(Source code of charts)

■ ■ ■ ■ ■

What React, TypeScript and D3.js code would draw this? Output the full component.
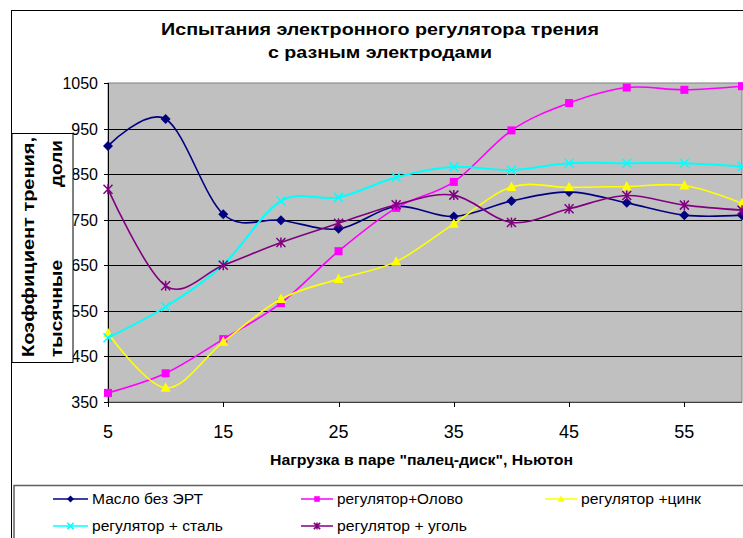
import React from 'react';
import * as d3 from 'd3';

// Load, N
const loads = [5, 10, 15, 20, 25, 30, 35, 40, 45, 50, 55, 60];
const xTicks = [5, 15, 25, 35, 45, 55];
const yTicks = [350, 450, 550, 650, 750, 850, 950, 1050];

// friction coefficient values per series
const oilNoErt = [912, 971, 762, 749, 730, 779, 757, 791, 811, 787, 760, 760];
const tinReg = [370, 413, 488, 567, 681, 776, 833, 946, 1006, 1040, 1035, 1043];
const zincReg = [501, 381, 482, 576, 620, 658, 741, 822, 821, 823, 825, 786];
const steelReg = [491, 559, 651, 791, 799, 843, 866, 859, 874, 874, 874, 867];
const coalReg = [817, 605, 650, 700, 742, 783, 804, 744, 774, 803, 782, 771];

const seriesNames = ['Масло без ЭРТ', 'регулятор+Олово', 'регулятор +цинк', 'регулятор + сталь', 'регулятор + уголь'];
const seriesColors = ['#000080', '#FF00FF', '#FFFF00', '#00FFFF', '#800080'];
const seriesMarkers = ['diamond', 'square', 'triangle', 'x', 'star'];
const seriesValues = [oilNoErt, tinReg, zincReg, steelReg, coalReg];

const FONT = '"Liberation Sans", Arial, sans-serif';

const Marker = ({ kind, x, y, color, r = 5 }: { kind: string; x: number; y: number; color: string; r?: number }) => {
  if (kind === 'diamond') {
    return <path d={`M${x},${y - r}L${x + r},${y}L${x},${y + r}L${x - r},${y}Z`} fill={color} />;
  }
  if (kind === 'square') {
    return <rect x={x - r * 0.8} y={y - r * 0.8} width={r * 1.6} height={r * 1.6} fill={color} />;
  }
  if (kind === 'triangle') {
    return <path d={`M${x},${y - r * 1.1}L${x + r},${y + r * 0.8}L${x - r},${y + r * 0.8}Z`} fill={color} />;
  }
  const a = r * 0.9;
  if (kind === 'x') {
    return <path d={`M${x - a},${y - a}L${x + a},${y + a}M${x + a},${y - a}L${x - a},${y + a}`} stroke={color} strokeWidth={1.5} />;
  }
  return (
    <path
      d={`M${x - a},${y - a}L${x + a},${y + a}M${x + a},${y - a}L${x - a},${y + a}M${x},${y - r}L${x},${y + r}`}
      stroke={color}
      strokeWidth={1.5}
    />
  );
};

const App = () => {
  const width = 743;
  const height = 538;
  const plot = { left: 108, right: 742, top: 83, bottom: 402 };

  const x = d3.scaleLinear().domain([5, 60]).range([plot.left, plot.right]);
  const y = d3.scaleLinear().domain([350, 1050]).range([plot.bottom, plot.top]);

  const line = d3
    .line<number>()
    .x((_, i) => x(loads[i]))
    .y((d) => y(d))
    .curve(d3.curveCatmullRom.alpha(0));

  // legend placement: line start, text end, row baseline
  const legendItems = [
    { i: 0, lx: 53, lw: 35, tw: 111, ly: 499 },
    { i: 1, lx: 301, lw: 32, tw: 126, ly: 499 },
    { i: 2, lx: 545, lw: 32, tw: 120, ly: 499 },
    { i: 3, lx: 53, lw: 35, tw: 131, ly: 526 },
    { i: 4, lx: 301, lw: 32, tw: 130, ly: 526 },
  ];

  return (
    <svg width={width} height={height} style={{ position: 'absolute', left: 0, top: 0, background: '#fff' }} fontFamily={FONT}>
      {/* outer frame */}
      <line x1={11.5} y1={10} x2={11.5} y2={height} stroke="#000" />
      <line x1={11} y1={10.5} x2={width} y2={10.5} stroke="#000" />

      {/* title */}
      <text x={380} y={35} textAnchor="middle" fontSize={16.5} fontWeight="bold" textLength={438} lengthAdjust="spacingAndGlyphs">
        Испытания электронного регулятора трения
      </text>
      <text x={380} y={58} textAnchor="middle" fontSize={16.5} fontWeight="bold" textLength={224} lengthAdjust="spacingAndGlyphs">
        с разным электродами
      </text>

      {/* plot area */}
      <rect x={plot.left} y={plot.top} width={plot.right - plot.left} height={plot.bottom - plot.top} fill="#C0C0C0" stroke="#808080" />

      {/* grid */}
      {yTicks.slice(1, -1).map((t) => (
        <line key={t} x1={plot.left} x2={plot.right} y1={Math.round(y(t)) + 0.5} y2={Math.round(y(t)) + 0.5} stroke="#000" />
      ))}

      {/* axes */}
      <line x1={plot.left + 0.5} x2={plot.left + 0.5} y1={plot.top} y2={plot.bottom} stroke="#000" />
      <line x1={plot.left} x2={plot.right} y1={plot.bottom + 0.5} y2={plot.bottom + 0.5} stroke="#404040" />
      {yTicks.map((t) => (
        <g key={t}>
          <line x1={plot.left - 4} x2={plot.left} y1={Math.round(y(t)) + 0.5} y2={Math.round(y(t)) + 0.5} stroke="#000" />
          <text x={98} y={y(t) + 6} textAnchor="end" fontSize={16}>
            {t}
          </text>
        </g>
      ))}
      {xTicks.map((t) => (
        <g key={t}>
          <line x1={Math.round(x(t)) + 0.5} x2={Math.round(x(t)) + 0.5} y1={plot.bottom} y2={plot.bottom + 5} stroke="#000" />
          <text x={x(t)} y={438} textAnchor="middle" fontSize={18}>
            {t}
          </text>
        </g>
      ))}

      {/* series */}
      {seriesValues.map((vals, s) => (
        <g key={s}>
          <path d={line(vals) || ''} fill="none" stroke={seriesColors[s]} strokeWidth={s === 3 ? 2 : 1.6} />
          {vals.map((v, i) => (
            <Marker key={i} kind={seriesMarkers[s]} x={x(loads[i])} y={y(v)} color={seriesColors[s]} />
          ))}
        </g>
      ))}

      {/* x axis title */}
      <text x={421.5} y={465} textAnchor="middle" fontSize={14} fontWeight="bold" textLength={303} lengthAdjust="spacingAndGlyphs">
        Нагрузка в паре "палец-диск", Ньютон
      </text>

      {/* y axis title box */}
      <rect x={12} y={133.5} width={61} height={229} fill="#fff" stroke="#000" />
      <g transform="translate(34,357) rotate(-90)">
        <text fontSize={17} fontWeight="bold" textLength={220} lengthAdjust="spacingAndGlyphs">Коэффициент трения,</text>
      </g>
      <g transform="translate(62,357) rotate(-90)">
        <text fontSize={17} fontWeight="bold" textLength={97} lengthAdjust="spacingAndGlyphs">тысячные</text>
      </g>
      <g transform="translate(62,140) rotate(-90)">
        <text fontSize={17} fontWeight="bold" textAnchor="end" textLength={47} lengthAdjust="spacingAndGlyphs">доли</text>
      </g>

      {/* legend */}
      <rect x={14} y={485.5} width={740} height={60} fill="#fff" stroke="#606060" strokeWidth={1.5} />
      {legendItems.map(({ i, lx, lw, tw, ly }) => (
        <g key={i}>
          <line x1={lx} x2={lx + lw} y1={ly} y2={ly} stroke={seriesColors[i]} strokeWidth={1.5} />
          <Marker kind={seriesMarkers[i]} x={lx + lw / 2} y={ly} color={seriesColors[i]} r={3.5} />
          <text x={lx + lw + 4} y={ly + 4.5} fontSize={14} textLength={tw} lengthAdjust="spacingAndGlyphs">
            {seriesNames[i]}
          </text>
        </g>
      ))}
    </svg>
  );
};

export default App;
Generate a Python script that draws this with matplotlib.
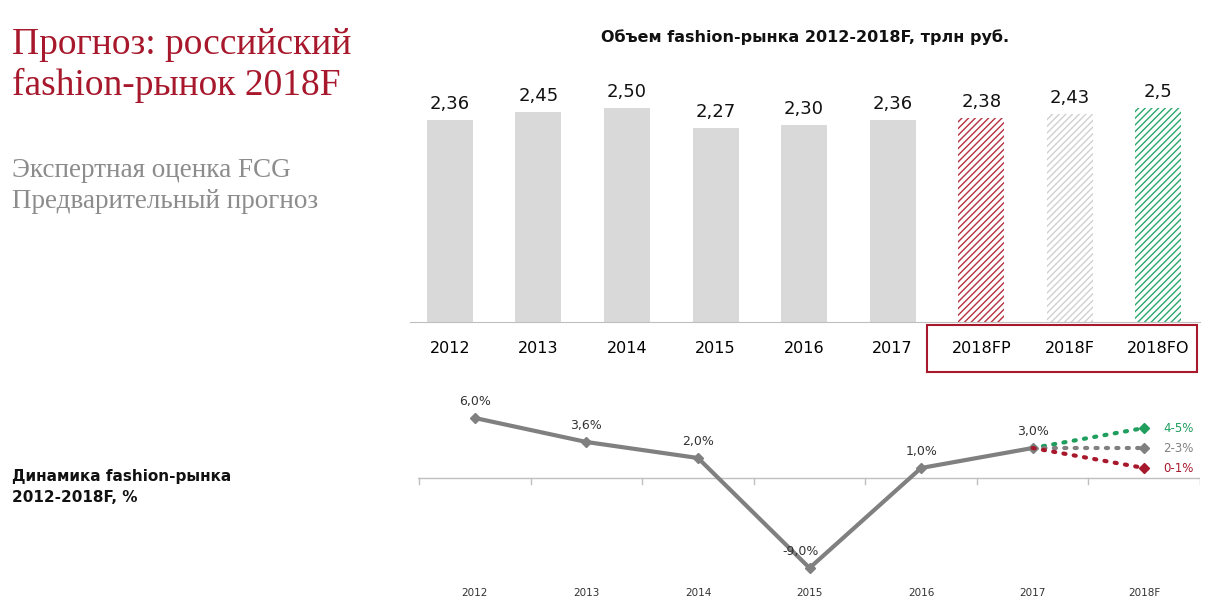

■ ■ ■ ■ ■

AIM.
Quote, please, every line of the material above from its start through the line that has "import * as d3 from 'd3';", reproducing the words exactly and dropping any images.

THE SOLUTION.
What React, TypeScript and D3.js code would draw this? Output the full component.
import React from 'react';
import * as d3 from 'd3';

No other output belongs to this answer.